Overkill in the war on pot

Marijuana
 

By Marie Myung-Ok LeeJanuary 22, 2013
As a candidate in 2008, Barack Obama emphatically stated that medical marijuana use was an issue best left to the states. One of the first promises he made as the newly elected president was that he was “not going to be using Justice Department resources to try to circumvent state laws.” This was even reiterated formally in the so-called Ogden memo of 2009, in which the Department of Justice instructed U.S. attorneys that federal enforcement should apply only to medical marijuana operations that were not in clear compliance with state law.

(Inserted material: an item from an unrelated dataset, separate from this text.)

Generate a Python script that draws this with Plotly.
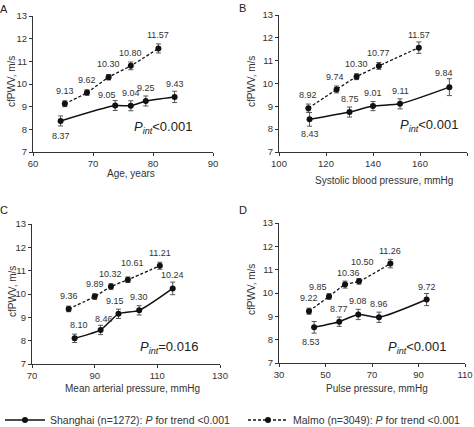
import plotly.graph_objects as go

# ---- data (group means of cfPWV, m/s, with SE) ----
# A: age, years
age_ma_x = [65.3, 69.0, 72.6, 76.3, 80.9]
age_ma_y = [9.13, 9.62, 10.30, 10.80, 11.57]
age_ma_err = [0.13, 0.12, 0.12, 0.17, 0.20]
age_sh_x = [64.6, 73.7, 76.3, 78.8, 83.6]
age_sh_y = [8.37, 9.05, 9.04, 9.25, 9.43]
age_sh_err = [0.22, 0.22, 0.22, 0.22, 0.25]

# B: systolic blood pressure, mmHg
sbp_ma_x = [112.5, 124.5, 133.0, 142.5, 159.5]
sbp_ma_y = [8.92, 9.74, 10.30, 10.77, 11.57]
sbp_ma_err = [0.18, 0.15, 0.13, 0.15, 0.25]
sbp_sh_x = [113.0, 130.0, 140.0, 151.5, 172.5]
sbp_sh_y = [8.43, 8.75, 9.01, 9.11, 9.84]
sbp_sh_err = [0.30, 0.22, 0.20, 0.22, 0.37]

# C: mean arterial pressure, mmHg
map_ma_x = [81.7, 90.0, 95.2, 100.6, 110.8]
map_ma_y = [9.36, 9.89, 10.32, 10.61, 11.21]
map_ma_err = [0.12, 0.12, 0.12, 0.12, 0.15]
map_sh_x = [83.6, 91.9, 97.6, 104.2, 114.9]
map_sh_y = [8.10, 8.46, 9.15, 9.30, 10.24]
map_sh_err = [0.18, 0.20, 0.20, 0.20, 0.27]

# D: pulse pressure, mmHg
pp_ma_x = [42.9, 51.5, 58.4, 64.4, 77.9]
pp_ma_y = [9.22, 9.85, 10.36, 10.50, 11.26]
pp_ma_err = [0.13, 0.12, 0.15, 0.12, 0.18]
pp_sh_x = [45.1, 55.9, 64.1, 73.0, 93.5]
pp_sh_y = [8.53, 8.77, 9.08, 8.96, 9.72]
pp_sh_err = [0.25, 0.20, 0.22, 0.22, 0.26]

y_ticks = [7, 8, 9, 10, 11, 12, 13]

sh_name = "Shanghai (n=1272): <i>P</i> for trend &lt;0.001"
ma_name = "Malmo (n=3049): <i>P</i> for trend &lt;0.001"

FONT = "Liberation Sans, Arial, sans-serif"
W, H = 474, 427


def px(x):
    return x / W


def py(y):
    return 1 - y / H


# label nudges (dx, dy in px) where the default "above" spot is not used
label_nudge = {
    ("A", "sh", 0): (0, -15),
    ("A", "sh", 1): (-8, 11),
    ("B", "sh", 0): (0, -15),
    ("B", "sh", 4): (-5, 14),
    ("B", "ma", 1): (-2, 12),
    ("C", "sh", 0): (4, 13),
    ("C", "sh", 1): (3, 11),
    ("C", "sh", 2): (-3, 13),
    ("C", "ma", 3): (5, 17),
    ("D", "sh", 0): (-3, -15),
    ("D", "ma", 1): (-11, 10),
    ("D", "ma", 2): (3, 12),
    ("D", "ma", 3): (4, 19),
}

panels = [
    dict(letter="A", letter_xy=(4, 9), box=(33, 213, 16, 152), xrange=[60, 90], dtick=10,
         xtitle="Age, years", xtitle_xy=(131, 173), ytitle_xy=(11, 82),
         ptext="<i>P<sub>int</sub></i>&lt;0.001", pxy=(0.72, 0.18),
         ma=(age_ma_x, age_ma_y, age_ma_err), sh=(age_sh_x, age_sh_y, age_sh_err)),
    dict(letter="B", letter_xy=(242, 8), box=(279, 467, 15, 152), xrange=[100, 180], dtick=20,
         xtitle="Systolic blood pressure, mmHg", xtitle_xy=(384, 180), ytitle_xy=(251, 82),
         ptext="<i>P<sub>int</sub></i>&lt;0.001", pxy=(0.80, 0.19),
         ma=(sbp_ma_x, sbp_ma_y, sbp_ma_err), sh=(sbp_sh_x, sbp_sh_y, sbp_sh_err)),
    dict(letter="C", letter_xy=(4, 210), box=(32, 220, 224, 364), xrange=[70, 130], dtick=20,
         xtitle="Mean arterial pressure, mmHg", xtitle_xy=(132, 388), ytitle_xy=(12, 292),
         ptext="<i>P<sub>int</sub></i>=0.016", pxy=(0.73, 0.12),
         ma=(map_ma_x, map_ma_y, map_ma_err), sh=(map_sh_x, map_sh_y, map_sh_err)),
    dict(letter="D", letter_xy=(243, 210), box=(279, 465, 223, 363), xrange=[30, 110], dtick=20,
         xtitle="Pulse pressure, mmHg", xtitle_xy=(377, 388), ytitle_xy=(251, 290),
         ptext="<i>P<sub>int</sub></i>&lt;0.001", pxy=(0.74, 0.11),
         ma=(pp_ma_x, pp_ma_y, pp_ma_err), sh=(pp_sh_x, pp_sh_y, pp_sh_err)),
]

fig = go.Figure()
annotations = []
layout_axes = {}
centred = dict(showarrow=False, xanchor="center", yanchor="middle")

for i, p in enumerate(panels):
    n = "" if i == 0 else str(i + 1)
    xa, ya = "x" + n, "y" + n
    x0, x1, y0, y1 = p["box"]

    # ── traces: Shanghai solid, Malmo dashed ────────────────────────────
    for key, name, dash, width, leg in [("sh", sh_name, "solid", 1.5, "legend"),
                                         ("ma", ma_name, "3px,2px", 1.3, "legend2")]:
        xs, ys, es = p[key]
        fig.add_trace(go.Scatter(
            x=xs, y=ys, xaxis=xa, yaxis=ya,
            mode="lines+markers",
            name=name,
            legend=leg,
            showlegend=(i == 0),
            line=dict(color="#111", width=width, dash=dash, shape="spline", smoothing=0.6),
            marker=dict(size=6, color="#111"),
            error_y=dict(type="data", array=es, visible=True, color="#555", thickness=1, width=2.5),
            cliponaxis=False,
        ))
        for j, (xv, yv) in enumerate(zip(xs, ys)):
            dx, dy = label_nudge.get((p["letter"], key, j), (0, 13))
            annotations.append(dict(
                x=xv, y=yv, xref=xa, yref=ya, text=f"{yv:.2f}",
                xshift=dx, yshift=dy, font=dict(size=9, color="#333", family=FONT), **centred,
            ))

    # ── axes ─────────────────────────────────────────────────────────────
    axis_style = dict(showline=True, linecolor="#333", linewidth=1, ticks="outside", ticklen=3,
                      tickcolor="#333", showgrid=False, zeroline=False, automargin=False,
                      tickfont=dict(size=9.5, color="#333", family=FONT))
    layout_axes["xaxis" + n] = dict(domain=[px(x0), px(x1)], anchor=ya, range=p["xrange"],
                                    dtick=p["dtick"], tick0=p["xrange"][0], **axis_style)
    layout_axes["yaxis" + n] = dict(domain=[py(y1), py(y0)], anchor=xa, range=[7, 13],
                                    tickvals=y_ticks, **axis_style)

    # ── titles, panel letter, P interaction ─────────────────────────────
    tx, ty = p["xtitle_xy"]
    annotations.append(dict(x=px(tx), y=py(ty), xref="paper", yref="paper", text=p["xtitle"],
                            font=dict(size=10, color="#333", family=FONT), **centred))
    yx, yy = p["ytitle_xy"]
    annotations.append(dict(x=px(yx), y=py(yy), xref="paper", yref="paper", text="cfPWV, m/s",
                            textangle=-90, font=dict(size=10, color="#333", family=FONT), **centred))
    lx, ly = p["letter_xy"]
    annotations.append(dict(x=px(lx), y=py(ly), xref="paper", yref="paper", text=p["letter"],
                            font=dict(size=11, color="#222", family=FONT), **centred))
    annotations.append(dict(x=p["pxy"][0], y=p["pxy"][1], xref=xa + " domain", yref=ya + " domain",
                            text=p["ptext"], font=dict(size=13, color="#222", family=FONT), **centred))

legend_style = dict(orientation="h", xanchor="left", y=py(420), yanchor="middle",
                    itemwidth=40, font=dict(size=10.5, color="#333", family=FONT),
                    bgcolor="rgba(0,0,0,0)")

fig.update_layout(
    width=W, height=H,
    margin=dict(l=0, r=0, t=0, b=0, pad=0, autoexpand=False),
    plot_bgcolor="white",
    paper_bgcolor="white",
    font=dict(family=FONT, color="#333"),
    annotations=annotations,
    legend=dict(x=px(0), **legend_style),
    legend2=dict(x=px(243), **legend_style),
    **layout_axes,
)

fig.write_html("out.html", config={"displayModeBar": False},
               post_script="document.body.style.margin='0';")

Obama has since “clarified” those promises, but it still makes no sense that Matthew R. Davies, a business school graduate who set out in 2009 to create a medical marijuana dispensary that would be in full compliance with California law, is facing up to 15 years in prison — with a mandatory five-year sentence.
This is just one more puzzling incident in the history of a president who not only made these promises but has also admitted to heavy recreational use of marijuana himself in his youth. As a second-term president, with little to lose, why is he continuing his odd campaign on a state-approved industry that employs people, pays taxes and distributes a safe and clinically useful product?
Lost in this fray is the fact that marijuana is medicine. My son is autistic and has an autoimmune gastrointestinal problem for which, at my suggestion, his doctor prescribed him Marinol (a synthetic THC drug). When that proved ineffective, the doctor agreed to prescribe medical cannabis, which is legal in Rhode Island where we were living and, unlike in some states, such as California, is approved for pediatric use. At the time, our son was eating his clothes. Whether as an autistic behavior or because of gastric pain, we weren’t sure; but every day, unless we had him shirtless, he would consume the entire front of his cotton shirt, and sometimes his jacket, on the bus to and from school.
Medical marijuana cured him. But it wasn’t as easy as running out and buying him a joint. When we first considered cannabis, my husband and I made a decision not to procure it illegally. That was complicated because although medical marijuana was legal in Rhode Island at the time, dispensaries were not, and we needed information about what kind of marijuana might help our son.